Reflections from Dr. Joy DeGruy Leary, author of Post-Traumatic Slave Syndrome: America’s Legacy of Enduring Injury and Healing

For over two decades I have worked in the field of social work and psychology and a significant amount of that time was spent providing direct service to people of African descent. This led me to an investigation into the varying causes of some of the adverse, multi-generational conditions that African Americans experience, and thus to the destructive and catastrophic events associated with 246 years of American chattel slavery, and the oppressive policies which followed.

Tackling this legacy will require more than a superficial dialogue, acknowledgement or apology, it demands no less than a complete dismantling of entrenched racist institutions, as well as in-depth healing processes.

In viewing the film, black people will experience a wide variety of emotions.
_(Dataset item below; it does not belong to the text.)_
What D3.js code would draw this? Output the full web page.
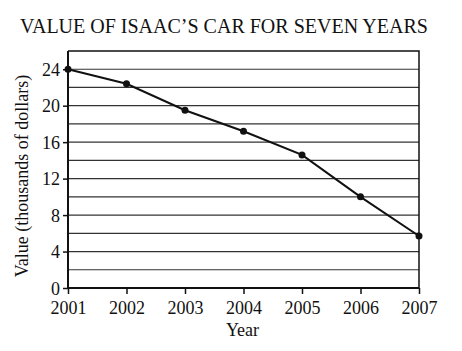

We are diverse and at all different places in our journeys. Some will receive the film as a deep apology and a source of hope. It may also awaken unresolved issues of grief, anger and fear. Facilitators should be prepared for this and exercise care and caution in engaging individuals or groups of black people in discussions together with white viewers about the film.

It is of particular importance to note that some of the responses of the white family members in the film are likely to provoke strong feelings from black viewers. This could be further exacerbated by responses and comments by white viewers in the room. Facilitators should be prepared to process any frustration or resentment which might lead to a virtual ‘re-injury’ for the black participants.

At the same time, for some black viewers, the film can serve as an invitation to do our own work. Part of the legacy of slavery is that we can be self-destructive towards ourselves. How does internalized oppression operate? When is anger productive and when does it eat away at us? What is the role of forgiveness?

With proper preparation and facilitation this film can be used to begin an honest national dialogue about race, white privilege, historical trauma and justice; what reconciliation might look like between white Americans and black Americans; how to repair the damage and ultimately, how we can restore the trust and forgiveness which will enable us to move on collectively.